BigQuery is serverless and multi-tenant and can't really exist outside of Google Cloud due to its intrinsic dependency on low-level services that don't exist elsewhere (and for the same reasons we couldn't directly externalize Borg, choosing to create an OSS clone in Kubernetes).
It is not unusual for me to hear from folks that they spent 6+ months building a performant and sizable, say Presto cluster. Then there's continuous management, tinkering, configuration, and optimization projects. I hear this from companies that one would consider sophisticated technologically.
By contrast, 40% of all of BigQuery's Petabyte customers scale to these levels without ever talking to us. We just find them on consumption reports. On multiple occasions we've had "surprise" load tests of millions of rows per second streamed into BigQuery, and it just works. BigQuery is also HA out of the box at no additional cost, which is a great luxury.
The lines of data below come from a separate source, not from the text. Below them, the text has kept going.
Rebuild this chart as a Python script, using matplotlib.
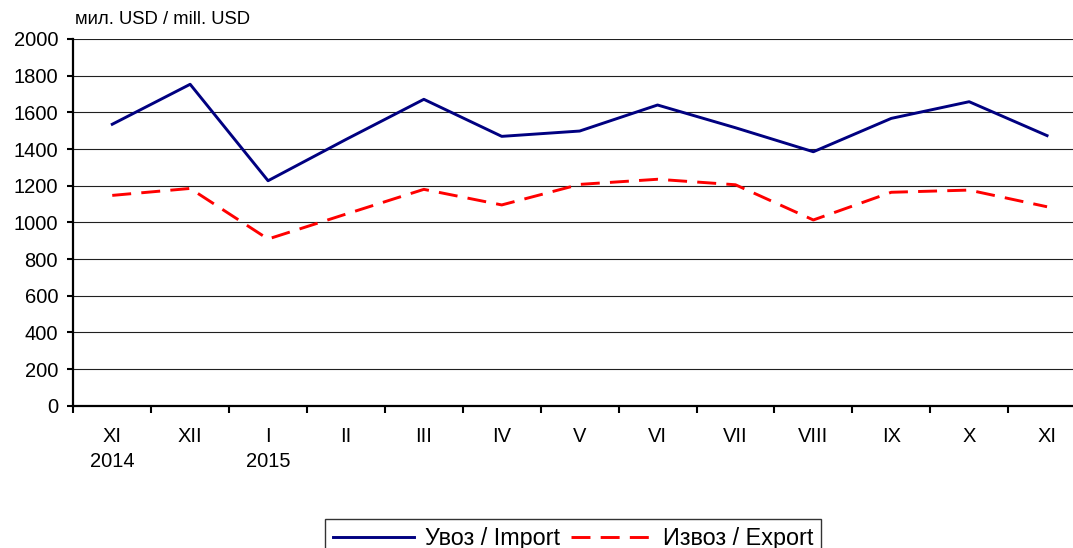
import matplotlib
matplotlib.use("Agg")
import matplotlib.pyplot as plt
import numpy as np

months = ["XI\n2014", "XII", "I\n2015", "II", "III", "IV", "V", "VI", "VII", "VIII", "IX", "X", "XI"]
import_vals = [1535, 1753, 1227, 1452, 1671, 1469, 1498, 1640, 1516, 1385, 1567, 1658, 1473]
export_vals = [1147, 1185, 909, 1045, 1180, 1095, 1207, 1235, 1205, 1013, 1164, 1176, 1085]
y_ticks = list(range(0, 2001, 200))
ylabel = "мил. USD / mill. USD"
series_names = ["Увоз / Import", "Извоз / Export"]

plt.rcParams['font.family'] = ['Liberation Sans', 'DejaVu Sans']

W, H = 1073, 548
fig = plt.figure(figsize=(W / 100, H / 100), dpi=100)
left = 73.3 / W
width = 13 * 77.9 / W
bottom = 1 - 405.7 / H
top = 1 - 39.0 / H
ax = fig.add_axes([left, bottom, width, top - bottom])

n = len(months)
x = np.arange(n) + 0.5
ax.plot(x, import_vals, color="#000080", lw=2.1, label=series_names[0])
ax.plot(x, export_vals, color="#FF0000", lw=2.1, dashes=(6.5, 3.5), label=series_names[1])

ax.set_xlim(0, n)
ax.set_ylim(0, 2000)
ax.set_yticks(y_ticks)
ax.yaxis.grid(True, color="#202020", lw=0.8)
ax.set_axisbelow(True)

ax.set_xticks(np.arange(n + 1))
ax.set_xticklabels([])
ax.set_xticks(x, minor=True)
ax.set_xticklabels(months, minor=True, fontsize=14.5, linespacing=1.45)
ax.tick_params(axis="x", which="major", length=5, width=1.5, direction="out")
ax.tick_params(axis="x", which="minor", length=0, pad=15)
ax.tick_params(axis="y", length=4, width=1.5, direction="out", pad=7, labelsize=14.5)

for s in ["top", "right"]:
    ax.spines[s].set_visible(False)
for s in ["left", "bottom"]:
    ax.spines[s].set_linewidth(1.6)

fig.text(75 / W, 1 - 20 / H, ylabel, fontsize=13.3, ha="left", va="center")

leg = fig.legend(loc="upper center", bbox_to_anchor=(573.3 / W, 1 - 519 / H), ncol=2,
                 fontsize=16.8, frameon=True, fancybox=False, handlelength=3.45,
                 handletextpad=0.48, columnspacing=0.5, borderpad=0.33, borderaxespad=0)
leg.get_frame().set_edgecolor("black")
leg.get_frame().set_linewidth(1.0)

fig.savefig("out.png", dpi=100)
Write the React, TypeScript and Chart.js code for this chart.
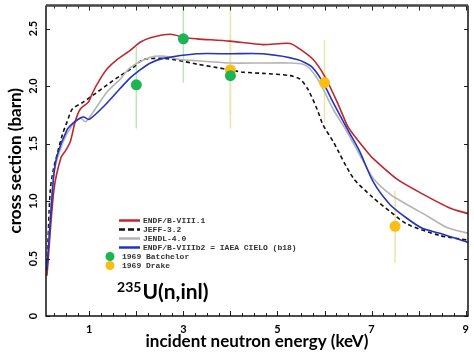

So sometimes if you need to scale analytics to Petabytes, the option is to just consume a managed and cost-effective service, or tinker with OSS, where there are significant operational tradeoffs. On the other hand, as you said, you build pride and culture. It's also far from an automatic shoo-in that OSS gives you better TCO (against the old closed-source guard, yes, but not so much BQ). Thus, the relationship between company size and value of technology can invert at higher levels.
With all that, I'd love to see a Caravel-BQ plugin :)
(PS. Kudos to Druid for introducing a Streaming ingest. BigQuery also sees value in Streaming ingest, GA-ing our own Streaming API in March of 2015, and Kudos to Airflow).